[Extracted records]
** START **

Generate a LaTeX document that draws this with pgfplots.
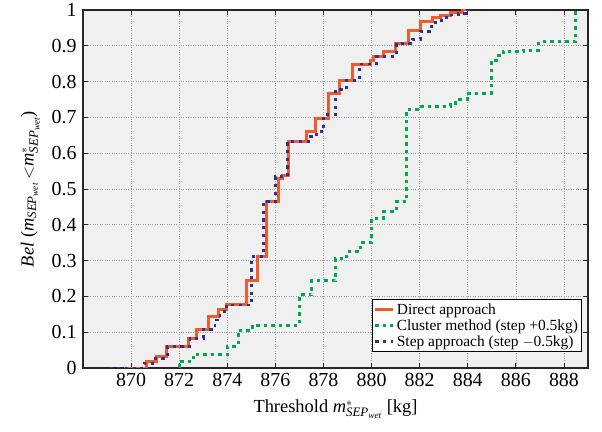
\documentclass[border=0pt]{standalone}
\usepackage{fontspec}
\setmainfont{Liberation Serif}
\usepackage{pgfplots}
\pgfplotsset{compat=1.18}

\definecolor{cred}{RGB}{241,90,43}
\definecolor{cgreen}{RGB}{0,168,80}
\definecolor{cblue}{RGB}{46,49,146}
\definecolor{bggray}{RGB}{239,240,239}

\newcommand{\msep}{\mathit{m}_{\mathit{SEP}_{\mathit{wet}}}}
\newcommand{\msepstar}{\mathit{m}^{*}_{\mathit{SEP}_{\mathit{wet}}}}

\begin{document}
\begin{tikzpicture}
\begin{axis}[name=ax,
  width=505bp,height=358bp,scale only axis,
  xmin=868,xmax=889,ymin=0,ymax=1,
  xtick={870,872,874,876,878,880,882,884,886,888},
  ytick={0,0.1,0.2,0.3,0.4,0.5,0.6,0.7,0.8,0.9,1},
  yticklabels={0,0.1,0.2,0.3,0.4,0.5,0.6,0.7,0.8,0.9,1},
  /pgf/number format/assume math mode=true,
  /pgf/number format/1000 sep={},
  tick label style={font=\rmfamily\fontsize{20}{22}\selectfont},
  yticklabel style={xshift=-3bp},
  xticklabel style={yshift=-2bp},
  label style={font=\rmfamily\fontsize{18.5}{20}\selectfont},
  xlabel={Threshold $\msepstar$ [kg]},
  xlabel style={yshift=-6bp},
  ylabel={$\mathit{Bel}$ ($\msep\,{<}\msepstar$)},
  ylabel style={yshift=5bp},
  axis background/.style={fill=bggray},
  grid=major,
  grid style={dotted,gray!75,line width=0.6pt},
  axis line style={black!85,line width=1.1pt},
  tick style={black!85,line width=0.9pt},
  major tick length=5bp,
  tick align=inside,
  legend cell align=left,
  legend style={at={(0.988,0.045)},anchor=south east,draw=black,line width=0.9pt,
    fill=white,font=\rmfamily\fontsize{15.5}{16.5}\selectfont,inner sep=1.5pt,row sep=0pt},
  legend image code/.code={\draw[#1] (0bp,0bp) -- (18bp,0bp);},
]
\addplot[const plot,cred,line width=3pt] coordinates {
(869.7,0) (870.65,0.018) (871.05,0.032) (871.47,0.059) (872.38,0.083)
(872.72,0.108) (873.2,0.143) (873.63,0.164) (873.98,0.176) (874.8,0.244)
(875.25,0.311) (875.64,0.465) (876.12,0.530) (876.3,0.539) (876.56,0.632)
(877.28,0.660) (877.65,0.697) (878.21,0.767) (878.67,0.804) (879.22,0.849)
(879.95,0.860) (880.1,0.870) (880.5,0.884) (880.99,0.907) (881.54,0.942)
(882.03,0.967) (882.52,0.980) (882.86,0.986) (883.28,0.993) (883.77,1.0)
(884.0,1.0)};
\addlegendentry{Direct approach}
\addplot[const plot,cgreen,line width=3pt,dash pattern=on 3.5bp off 4bp] coordinates {
(872.0,0) (872.0,0.018) (872.58,0.038) (874.0,0.061) (874.45,0.106)
(875.05,0.120) (877.0,0.204) (877.52,0.244) (878.49,0.306) (878.97,0.325)
(879.53,0.350) (879.99,0.418) (880.5,0.437) (881.03,0.465) (881.47,0.723)
(881.9,0.730) (883.28,0.740) (883.5,0.750) (883.97,0.767) (884.97,0.860)
(885.2,0.872) (885.47,0.884) (886.3,0.888) (886.96,0.912) (888.49,1.0)
(888.6,1.0)};
\addlegendentry{Cluster method (step +0.5kg)}
\addplot[const plot,cblue,line width=2.8pt,dash pattern=on 3.2bp off 4.5bp] coordinates {
(869.1,0) (870.55,0.013) (870.9,0.018) (871.0,0.027) (871.5,0.060)
(872.45,0.083) (873.0,0.108) (873.49,0.134) (873.7,0.157) (873.98,0.176)
(875.02,0.311) (875.5,0.465) (876.0,0.534) (876.5,0.632) (877.47,0.646)
(877.7,0.660) (878.0,0.707) (878.49,0.777) (878.97,0.804) (879.5,0.849)
(880.2,0.870) (881.03,0.907) (881.7,0.918) (882.03,0.940) (882.49,0.965)
(882.9,0.978) (883.3,0.986) (883.6,0.990) (884.0,1.0) (884.1,1.0)};
\addlegendentry{Step approach (step $-$0.5kg)}
\end{axis}
\pgfresetboundingbox
\path (ax.south west)+(-83bp,-64bp) rectangle ([shift={(14bp,10bp)}]ax.north east);
\end{tikzpicture}
\end{document}
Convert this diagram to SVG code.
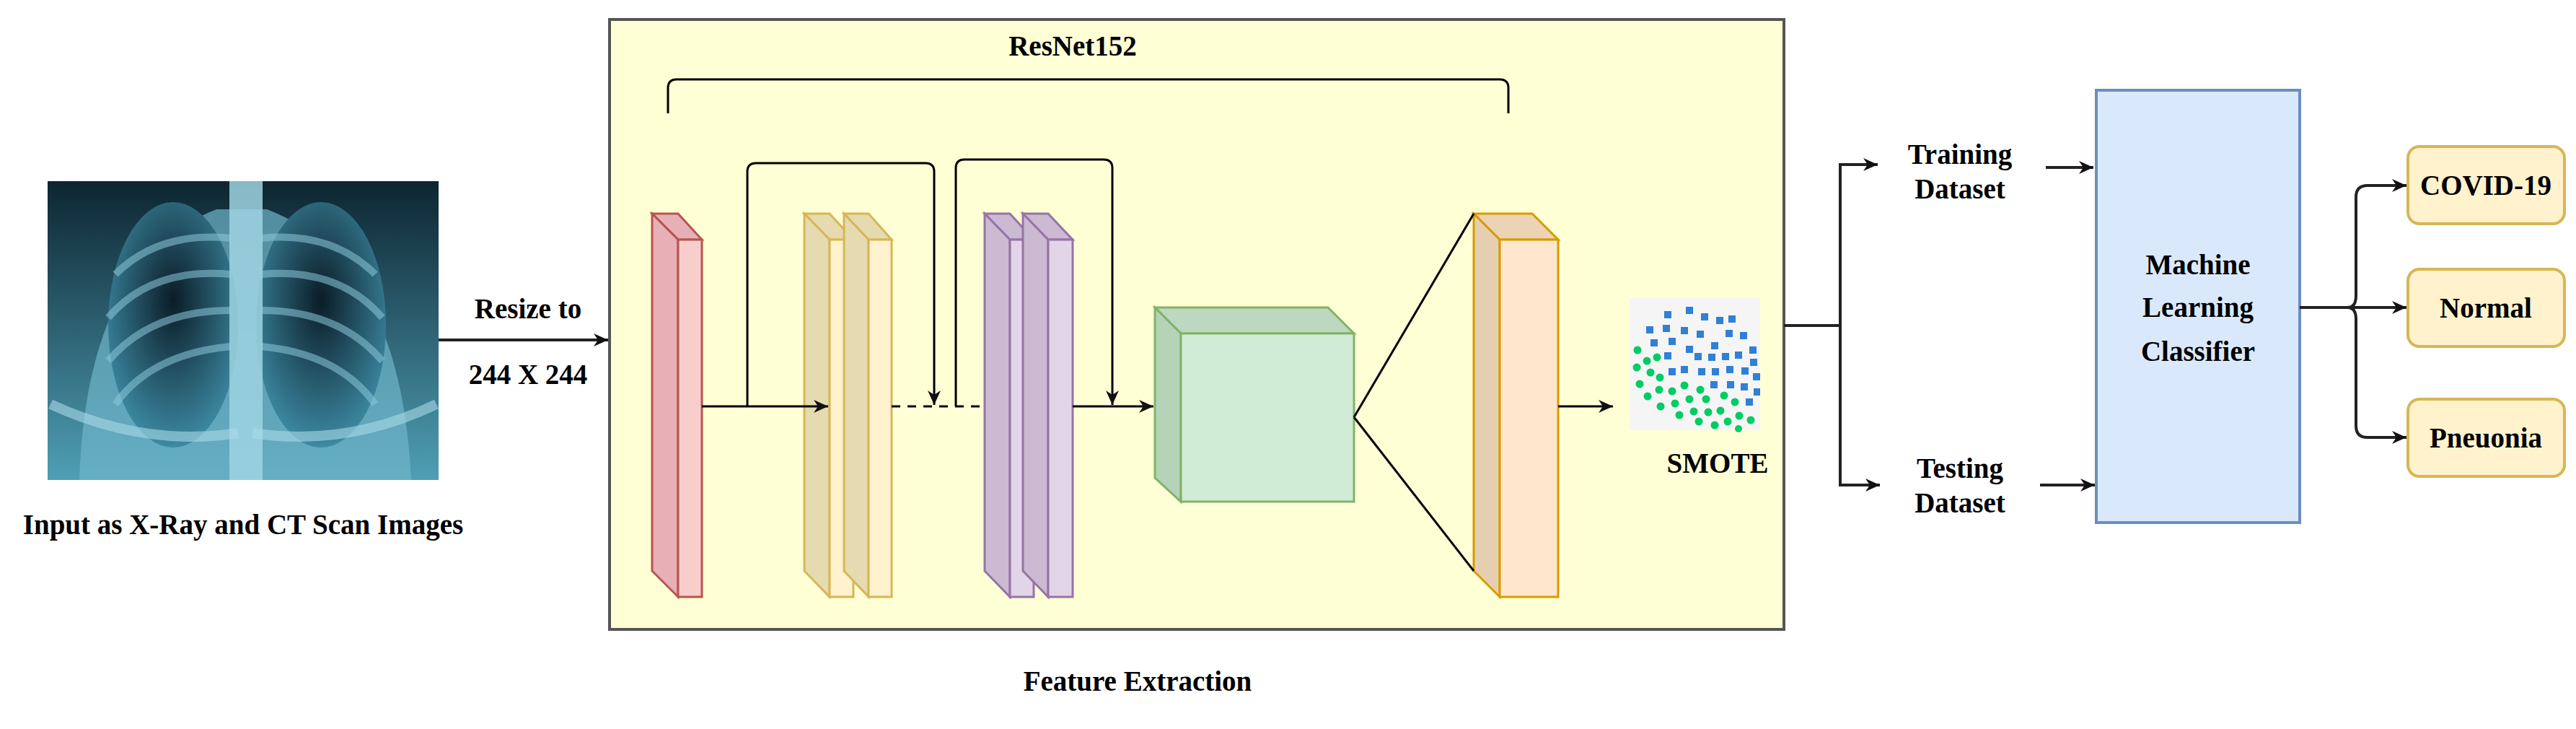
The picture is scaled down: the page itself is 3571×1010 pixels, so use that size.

** END **

Stated problem >>
All of the entries need to be transcribed word for word; pictures are left out.

The solution >>
Generate a LaTeX document that draws this with pgfplots.
\documentclass[border=0pt]{standalone}
\usepackage{fontspec}
\setmainfont{Liberation Serif}
\usepackage{pgfplots}
\pgfplotsset{compat=1.18}

\definecolor{cred}{RGB}{241,90,43}
\definecolor{cgreen}{RGB}{0,168,80}
\definecolor{cblue}{RGB}{46,49,146}
\definecolor{bggray}{RGB}{239,240,239}

\newcommand{\msep}{\mathit{m}_{\mathit{SEP}_{\mathit{wet}}}}
\newcommand{\msepstar}{\mathit{m}^{*}_{\mathit{SEP}_{\mathit{wet}}}}

\begin{document}
\begin{tikzpicture}
\begin{axis}[name=ax,
  width=505bp,height=358bp,scale only axis,
  xmin=868,xmax=889,ymin=0,ymax=1,
  xtick={870,872,874,876,878,880,882,884,886,888},
  ytick={0,0.1,0.2,0.3,0.4,0.5,0.6,0.7,0.8,0.9,1},
  yticklabels={0,0.1,0.2,0.3,0.4,0.5,0.6,0.7,0.8,0.9,1},
  /pgf/number format/assume math mode=true,
  /pgf/number format/1000 sep={},
  tick label style={font=\rmfamily\fontsize{20}{22}\selectfont},
  yticklabel style={xshift=-3bp},
  xticklabel style={yshift=-2bp},
  label style={font=\rmfamily\fontsize{18.5}{20}\selectfont},
  xlabel={Threshold $\msepstar$ [kg]},
  xlabel style={yshift=-6bp},
  ylabel={$\mathit{Bel}$ ($\msep\,{<}\msepstar$)},
  ylabel style={yshift=5bp},
  axis background/.style={fill=bggray},
  grid=major,
  grid style={dotted,gray!75,line width=0.6pt},
  axis line style={black!85,line width=1.1pt},
  tick style={black!85,line width=0.9pt},
  major tick length=5bp,
  tick align=inside,
  legend cell align=left,
  legend style={at={(0.988,0.045)},anchor=south east,draw=black,line width=0.9pt,
    fill=white,font=\rmfamily\fontsize{15.5}{16.5}\selectfont,inner sep=1.5pt,row sep=0pt},
  legend image code/.code={\draw[#1] (0bp,0bp) -- (18bp,0bp);},
]
\addplot[const plot,cred,line width=3pt] coordinates {
(869.7,0) (870.65,0.018) (871.05,0.032) (871.47,0.059) (872.38,0.083)
(872.72,0.108) (873.2,0.143) (873.63,0.164) (873.98,0.176) (874.8,0.244)
(875.25,0.311) (875.64,0.465) (876.12,0.530) (876.3,0.539) (876.56,0.632)
(877.28,0.660) (877.65,0.697) (878.21,0.767) (878.67,0.804) (879.22,0.849)
(879.95,0.860) (880.1,0.870) (880.5,0.884) (880.99,0.907) (881.54,0.942)
(882.03,0.967) (882.52,0.980) (882.86,0.986) (883.28,0.993) (883.77,1.0)
(884.0,1.0)};
\addlegendentry{Direct approach}
\addplot[const plot,cgreen,line width=3pt,dash pattern=on 3.5bp off 4bp] coordinates {
(872.0,0) (872.0,0.018) (872.58,0.038) (874.0,0.061) (874.45,0.106)
(875.05,0.120) (877.0,0.204) (877.52,0.244) (878.49,0.306) (878.97,0.325)
(879.53,0.350) (879.99,0.418) (880.5,0.437) (881.03,0.465) (881.47,0.723)
(881.9,0.730) (883.28,0.740) (883.5,0.750) (883.97,0.767) (884.97,0.860)
(885.2,0.872) (885.47,0.884) (886.3,0.888) (886.96,0.912) (888.49,1.0)
(888.6,1.0)};
\addlegendentry{Cluster method (step +0.5kg)}
\addplot[const plot,cblue,line width=2.8pt,dash pattern=on 3.2bp off 4.5bp] coordinates {
(869.1,0) (870.55,0.013) (870.9,0.018) (871.0,0.027) (871.5,0.060)
(872.45,0.083) (873.0,0.108) (873.49,0.134) (873.7,0.157) (873.98,0.176)
(875.02,0.311) (875.5,0.465) (876.0,0.534) (876.5,0.632) (877.47,0.646)
(877.7,0.660) (878.0,0.707) (878.49,0.777) (878.97,0.804) (879.5,0.849)
(880.2,0.870) (881.03,0.907) (881.7,0.918) (882.03,0.940) (882.49,0.965)
(882.9,0.978) (883.3,0.986) (883.6,0.990) (884.0,1.0) (884.1,1.0)};
\addlegendentry{Step approach (step $-$0.5kg)}
\end{axis}
\pgfresetboundingbox
\path (ax.south west)+(-83bp,-64bp) rectangle ([shift={(14bp,10bp)}]ax.north east);
\end{tikzpicture}
\end{document}
Convert this diagram to SVG code.
The picture is scaled down: the page itself is 3571×1010 pixels, so use that size.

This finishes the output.